--- Problem requirements ---
Of the material below, the lines to be retyped are those from the line containing "Write a LaTeX" through the line containing "(0,0) rectangle (474,522);", inclusive; reproduce them exactly.
━━━━━━━━━━━━━━━━━━━━
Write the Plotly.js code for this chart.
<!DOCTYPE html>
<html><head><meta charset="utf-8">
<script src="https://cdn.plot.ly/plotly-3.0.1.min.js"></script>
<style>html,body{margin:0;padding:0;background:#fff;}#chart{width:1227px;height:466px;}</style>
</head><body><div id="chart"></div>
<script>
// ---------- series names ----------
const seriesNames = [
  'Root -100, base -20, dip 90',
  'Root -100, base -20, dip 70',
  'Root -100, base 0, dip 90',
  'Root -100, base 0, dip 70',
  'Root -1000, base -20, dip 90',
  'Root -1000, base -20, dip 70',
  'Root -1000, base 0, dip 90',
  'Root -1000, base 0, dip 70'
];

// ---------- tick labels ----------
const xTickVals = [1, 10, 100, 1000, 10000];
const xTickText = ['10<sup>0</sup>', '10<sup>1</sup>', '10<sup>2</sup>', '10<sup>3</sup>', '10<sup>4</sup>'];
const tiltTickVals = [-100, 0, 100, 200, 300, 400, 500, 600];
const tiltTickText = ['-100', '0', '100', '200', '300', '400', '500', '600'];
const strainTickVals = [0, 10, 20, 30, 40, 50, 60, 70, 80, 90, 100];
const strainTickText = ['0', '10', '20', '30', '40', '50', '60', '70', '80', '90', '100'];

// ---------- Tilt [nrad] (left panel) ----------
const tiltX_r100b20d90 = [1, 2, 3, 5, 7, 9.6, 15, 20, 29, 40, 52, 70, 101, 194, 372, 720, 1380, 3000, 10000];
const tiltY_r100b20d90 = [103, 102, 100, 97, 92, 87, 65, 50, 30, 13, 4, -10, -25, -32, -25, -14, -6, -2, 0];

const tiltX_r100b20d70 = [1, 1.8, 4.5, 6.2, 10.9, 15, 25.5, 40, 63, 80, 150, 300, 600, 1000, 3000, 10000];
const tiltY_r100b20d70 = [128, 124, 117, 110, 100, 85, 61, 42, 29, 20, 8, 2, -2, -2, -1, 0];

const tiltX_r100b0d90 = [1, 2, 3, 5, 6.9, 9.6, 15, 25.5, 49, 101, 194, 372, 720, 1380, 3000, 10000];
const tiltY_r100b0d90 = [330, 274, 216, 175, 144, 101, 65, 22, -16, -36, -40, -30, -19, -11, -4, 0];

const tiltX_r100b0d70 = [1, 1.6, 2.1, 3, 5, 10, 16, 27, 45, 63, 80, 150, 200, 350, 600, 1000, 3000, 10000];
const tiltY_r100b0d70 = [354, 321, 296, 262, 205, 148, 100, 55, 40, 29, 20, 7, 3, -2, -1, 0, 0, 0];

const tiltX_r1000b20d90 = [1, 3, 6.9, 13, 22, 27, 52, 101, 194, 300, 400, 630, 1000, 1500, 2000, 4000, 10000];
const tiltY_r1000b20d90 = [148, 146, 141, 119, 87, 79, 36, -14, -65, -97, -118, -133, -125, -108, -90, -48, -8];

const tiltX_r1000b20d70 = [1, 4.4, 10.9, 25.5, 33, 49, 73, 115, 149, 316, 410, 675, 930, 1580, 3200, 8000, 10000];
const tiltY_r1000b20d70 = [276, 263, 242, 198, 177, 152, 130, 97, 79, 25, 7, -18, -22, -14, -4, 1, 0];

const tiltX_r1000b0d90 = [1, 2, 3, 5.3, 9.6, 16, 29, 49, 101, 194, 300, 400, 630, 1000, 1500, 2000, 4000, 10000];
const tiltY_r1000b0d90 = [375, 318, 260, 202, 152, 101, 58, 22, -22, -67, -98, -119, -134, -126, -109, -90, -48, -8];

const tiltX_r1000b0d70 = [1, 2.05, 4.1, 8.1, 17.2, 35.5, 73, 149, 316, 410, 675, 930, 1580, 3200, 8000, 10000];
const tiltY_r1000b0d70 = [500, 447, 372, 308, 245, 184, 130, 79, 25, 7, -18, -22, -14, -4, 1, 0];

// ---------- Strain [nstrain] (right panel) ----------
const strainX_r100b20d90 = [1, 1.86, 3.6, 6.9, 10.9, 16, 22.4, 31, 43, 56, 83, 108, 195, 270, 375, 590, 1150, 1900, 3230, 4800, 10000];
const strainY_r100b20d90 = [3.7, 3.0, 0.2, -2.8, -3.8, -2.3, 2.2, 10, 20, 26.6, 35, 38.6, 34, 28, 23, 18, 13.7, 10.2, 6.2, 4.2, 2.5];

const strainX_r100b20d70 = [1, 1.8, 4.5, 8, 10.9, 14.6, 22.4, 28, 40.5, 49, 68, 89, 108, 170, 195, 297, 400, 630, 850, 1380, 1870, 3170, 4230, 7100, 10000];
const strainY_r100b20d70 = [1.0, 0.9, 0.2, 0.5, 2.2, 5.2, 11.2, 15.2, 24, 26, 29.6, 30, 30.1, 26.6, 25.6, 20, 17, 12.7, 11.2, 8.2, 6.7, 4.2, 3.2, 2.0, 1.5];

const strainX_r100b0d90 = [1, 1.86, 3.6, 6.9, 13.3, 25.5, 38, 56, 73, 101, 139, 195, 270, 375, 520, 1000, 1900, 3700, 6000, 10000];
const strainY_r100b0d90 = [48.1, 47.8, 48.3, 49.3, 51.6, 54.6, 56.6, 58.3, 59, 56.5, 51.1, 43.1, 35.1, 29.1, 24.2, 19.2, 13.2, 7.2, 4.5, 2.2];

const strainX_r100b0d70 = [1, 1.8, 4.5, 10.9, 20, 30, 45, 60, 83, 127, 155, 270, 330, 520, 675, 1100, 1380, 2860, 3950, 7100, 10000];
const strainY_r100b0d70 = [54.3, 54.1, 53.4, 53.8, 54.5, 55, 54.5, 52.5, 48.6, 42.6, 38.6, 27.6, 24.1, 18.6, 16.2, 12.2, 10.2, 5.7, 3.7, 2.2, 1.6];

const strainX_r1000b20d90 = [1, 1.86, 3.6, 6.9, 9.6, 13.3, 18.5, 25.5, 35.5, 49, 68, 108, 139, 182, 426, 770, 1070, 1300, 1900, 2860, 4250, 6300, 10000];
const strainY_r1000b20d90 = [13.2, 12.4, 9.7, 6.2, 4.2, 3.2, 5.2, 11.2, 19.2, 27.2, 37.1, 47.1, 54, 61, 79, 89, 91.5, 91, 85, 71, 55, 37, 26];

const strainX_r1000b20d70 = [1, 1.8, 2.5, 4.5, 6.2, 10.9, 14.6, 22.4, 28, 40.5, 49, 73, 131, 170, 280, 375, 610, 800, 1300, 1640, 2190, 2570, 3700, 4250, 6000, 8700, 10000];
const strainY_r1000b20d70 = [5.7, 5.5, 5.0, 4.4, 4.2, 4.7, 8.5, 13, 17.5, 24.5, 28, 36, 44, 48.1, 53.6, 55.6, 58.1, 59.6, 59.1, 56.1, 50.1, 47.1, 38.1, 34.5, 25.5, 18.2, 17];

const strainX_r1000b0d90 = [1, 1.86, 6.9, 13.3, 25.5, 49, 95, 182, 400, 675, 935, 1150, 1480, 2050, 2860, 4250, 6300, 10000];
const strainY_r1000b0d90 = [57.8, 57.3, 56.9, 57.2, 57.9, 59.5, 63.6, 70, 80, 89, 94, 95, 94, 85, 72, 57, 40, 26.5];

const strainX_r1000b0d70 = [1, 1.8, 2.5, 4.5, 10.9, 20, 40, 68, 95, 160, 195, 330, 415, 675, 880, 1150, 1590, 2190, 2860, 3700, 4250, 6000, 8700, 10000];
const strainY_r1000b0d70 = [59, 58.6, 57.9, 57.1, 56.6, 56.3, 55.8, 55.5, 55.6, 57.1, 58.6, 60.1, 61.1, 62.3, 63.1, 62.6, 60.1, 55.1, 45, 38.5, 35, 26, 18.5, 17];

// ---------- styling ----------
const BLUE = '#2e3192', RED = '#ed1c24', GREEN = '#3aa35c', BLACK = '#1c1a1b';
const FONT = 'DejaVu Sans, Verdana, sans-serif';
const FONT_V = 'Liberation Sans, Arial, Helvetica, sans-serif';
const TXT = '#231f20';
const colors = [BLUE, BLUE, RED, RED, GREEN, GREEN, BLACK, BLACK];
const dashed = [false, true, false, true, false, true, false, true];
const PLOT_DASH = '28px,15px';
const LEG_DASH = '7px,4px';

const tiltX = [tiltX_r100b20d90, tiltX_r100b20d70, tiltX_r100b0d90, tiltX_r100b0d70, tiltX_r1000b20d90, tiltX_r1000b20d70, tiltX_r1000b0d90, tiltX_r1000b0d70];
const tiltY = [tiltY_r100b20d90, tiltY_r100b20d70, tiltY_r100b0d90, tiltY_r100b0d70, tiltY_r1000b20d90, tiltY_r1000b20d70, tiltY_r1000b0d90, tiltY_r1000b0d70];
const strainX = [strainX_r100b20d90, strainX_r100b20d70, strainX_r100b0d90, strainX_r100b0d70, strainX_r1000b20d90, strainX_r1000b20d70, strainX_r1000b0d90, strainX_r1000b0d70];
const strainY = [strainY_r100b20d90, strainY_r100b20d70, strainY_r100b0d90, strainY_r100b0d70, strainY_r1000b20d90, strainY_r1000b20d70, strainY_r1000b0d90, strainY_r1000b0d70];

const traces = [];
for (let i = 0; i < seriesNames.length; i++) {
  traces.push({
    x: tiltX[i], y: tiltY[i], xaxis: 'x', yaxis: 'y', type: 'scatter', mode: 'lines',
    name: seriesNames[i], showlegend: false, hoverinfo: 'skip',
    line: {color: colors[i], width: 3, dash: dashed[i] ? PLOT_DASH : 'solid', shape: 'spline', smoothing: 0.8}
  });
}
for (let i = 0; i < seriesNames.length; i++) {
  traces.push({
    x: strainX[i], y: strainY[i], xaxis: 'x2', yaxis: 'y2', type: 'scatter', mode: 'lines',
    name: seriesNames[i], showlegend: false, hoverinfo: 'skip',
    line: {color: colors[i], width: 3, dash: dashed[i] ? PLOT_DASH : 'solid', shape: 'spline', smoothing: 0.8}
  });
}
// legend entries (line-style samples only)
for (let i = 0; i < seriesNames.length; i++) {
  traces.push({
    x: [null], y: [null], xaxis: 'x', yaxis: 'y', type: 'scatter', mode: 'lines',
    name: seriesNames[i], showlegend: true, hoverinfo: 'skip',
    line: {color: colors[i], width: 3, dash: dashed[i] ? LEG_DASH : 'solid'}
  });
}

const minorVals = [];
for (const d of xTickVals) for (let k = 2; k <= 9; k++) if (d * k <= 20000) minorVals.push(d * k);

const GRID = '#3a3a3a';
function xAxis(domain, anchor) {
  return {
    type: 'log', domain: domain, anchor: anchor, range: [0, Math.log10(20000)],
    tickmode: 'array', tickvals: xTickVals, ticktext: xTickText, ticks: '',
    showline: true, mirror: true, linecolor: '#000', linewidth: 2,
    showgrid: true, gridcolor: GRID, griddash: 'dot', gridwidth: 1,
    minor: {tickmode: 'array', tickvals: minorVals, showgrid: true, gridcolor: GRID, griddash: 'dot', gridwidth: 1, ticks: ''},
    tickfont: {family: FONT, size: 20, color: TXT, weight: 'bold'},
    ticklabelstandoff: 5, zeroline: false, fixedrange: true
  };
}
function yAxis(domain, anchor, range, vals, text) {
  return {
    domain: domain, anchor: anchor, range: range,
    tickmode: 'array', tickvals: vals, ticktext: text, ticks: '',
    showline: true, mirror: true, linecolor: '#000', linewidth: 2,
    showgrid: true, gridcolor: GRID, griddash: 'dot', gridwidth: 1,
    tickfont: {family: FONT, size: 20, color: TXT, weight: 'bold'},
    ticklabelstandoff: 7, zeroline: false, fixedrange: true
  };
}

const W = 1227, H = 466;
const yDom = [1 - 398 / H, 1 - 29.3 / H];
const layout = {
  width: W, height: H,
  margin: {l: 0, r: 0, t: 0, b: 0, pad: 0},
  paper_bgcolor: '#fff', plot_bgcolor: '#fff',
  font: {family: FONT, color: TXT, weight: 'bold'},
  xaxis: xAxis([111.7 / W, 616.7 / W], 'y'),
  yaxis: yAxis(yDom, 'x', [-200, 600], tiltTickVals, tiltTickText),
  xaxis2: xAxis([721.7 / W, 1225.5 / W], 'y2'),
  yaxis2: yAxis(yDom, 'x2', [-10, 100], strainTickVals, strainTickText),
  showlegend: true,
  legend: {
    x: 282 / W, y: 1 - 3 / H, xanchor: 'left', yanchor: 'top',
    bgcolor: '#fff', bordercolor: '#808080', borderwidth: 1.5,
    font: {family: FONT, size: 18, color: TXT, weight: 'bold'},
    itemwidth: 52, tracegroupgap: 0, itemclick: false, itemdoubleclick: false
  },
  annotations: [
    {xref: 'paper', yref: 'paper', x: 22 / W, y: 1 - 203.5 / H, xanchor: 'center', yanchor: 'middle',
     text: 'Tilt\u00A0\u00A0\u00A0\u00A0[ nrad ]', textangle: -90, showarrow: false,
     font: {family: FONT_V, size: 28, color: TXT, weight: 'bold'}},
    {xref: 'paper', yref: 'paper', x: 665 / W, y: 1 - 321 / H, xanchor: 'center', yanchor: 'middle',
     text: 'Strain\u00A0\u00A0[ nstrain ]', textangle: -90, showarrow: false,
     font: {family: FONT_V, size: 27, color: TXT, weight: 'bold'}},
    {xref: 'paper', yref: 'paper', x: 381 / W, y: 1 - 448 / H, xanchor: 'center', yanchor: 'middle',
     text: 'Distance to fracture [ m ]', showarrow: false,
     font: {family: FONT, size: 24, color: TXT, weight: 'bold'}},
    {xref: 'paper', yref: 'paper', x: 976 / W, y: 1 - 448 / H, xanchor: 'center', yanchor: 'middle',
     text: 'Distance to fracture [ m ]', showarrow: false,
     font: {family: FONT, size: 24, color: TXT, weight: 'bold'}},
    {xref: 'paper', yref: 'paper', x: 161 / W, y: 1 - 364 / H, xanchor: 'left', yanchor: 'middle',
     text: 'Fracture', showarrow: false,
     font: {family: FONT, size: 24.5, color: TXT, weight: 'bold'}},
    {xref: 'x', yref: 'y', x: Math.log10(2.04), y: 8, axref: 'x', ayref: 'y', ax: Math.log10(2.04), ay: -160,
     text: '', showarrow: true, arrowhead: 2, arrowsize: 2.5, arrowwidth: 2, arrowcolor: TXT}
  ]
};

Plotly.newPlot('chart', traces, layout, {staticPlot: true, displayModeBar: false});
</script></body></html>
━━━━━━━━━━━━━━━━━━━━
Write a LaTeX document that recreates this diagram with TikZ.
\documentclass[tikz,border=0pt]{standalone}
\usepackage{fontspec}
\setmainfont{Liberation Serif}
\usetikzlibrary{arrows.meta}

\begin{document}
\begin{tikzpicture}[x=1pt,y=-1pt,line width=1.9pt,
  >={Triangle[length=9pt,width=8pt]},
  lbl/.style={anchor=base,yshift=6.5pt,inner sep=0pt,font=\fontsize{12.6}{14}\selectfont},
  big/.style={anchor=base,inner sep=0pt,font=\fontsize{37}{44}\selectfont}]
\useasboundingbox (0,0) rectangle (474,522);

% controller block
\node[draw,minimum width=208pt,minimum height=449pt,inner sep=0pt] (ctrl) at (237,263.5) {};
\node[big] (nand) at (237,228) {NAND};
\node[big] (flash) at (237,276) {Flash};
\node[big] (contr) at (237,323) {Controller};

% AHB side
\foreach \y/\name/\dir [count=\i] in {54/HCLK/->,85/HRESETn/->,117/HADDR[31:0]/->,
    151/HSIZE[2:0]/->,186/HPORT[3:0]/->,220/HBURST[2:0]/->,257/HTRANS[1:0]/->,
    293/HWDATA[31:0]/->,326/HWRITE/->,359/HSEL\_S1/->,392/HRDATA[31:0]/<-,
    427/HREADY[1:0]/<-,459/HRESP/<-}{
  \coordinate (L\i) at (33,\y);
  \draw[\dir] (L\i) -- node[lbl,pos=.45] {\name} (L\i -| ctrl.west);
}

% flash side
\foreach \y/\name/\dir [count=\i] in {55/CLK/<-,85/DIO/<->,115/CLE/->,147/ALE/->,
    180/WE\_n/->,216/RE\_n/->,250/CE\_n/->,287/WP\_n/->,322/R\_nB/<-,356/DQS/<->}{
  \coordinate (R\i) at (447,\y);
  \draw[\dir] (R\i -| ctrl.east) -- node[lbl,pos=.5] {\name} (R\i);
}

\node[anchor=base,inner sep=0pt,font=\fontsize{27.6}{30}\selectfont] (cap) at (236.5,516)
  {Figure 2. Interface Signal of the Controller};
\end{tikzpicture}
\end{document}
━━━━━━━━━━━━━━━━━━━━
--- Task result ---
Write a LaTeX document that recreates this diagram with TikZ.
\documentclass[tikz,border=0pt]{standalone}
\usepackage{fontspec}
\setmainfont{Liberation Serif}
\usetikzlibrary{arrows.meta}

\begin{document}
\begin{tikzpicture}[x=1pt,y=-1pt,line width=1.9pt,
  >={Triangle[length=9pt,width=8pt]},
  lbl/.style={anchor=base,yshift=6.5pt,inner sep=0pt,font=\fontsize{12.6}{14}\selectfont},
  big/.style={anchor=base,inner sep=0pt,font=\fontsize{37}{44}\selectfont}]
\useasboundingbox (0,0) rectangle (474,522);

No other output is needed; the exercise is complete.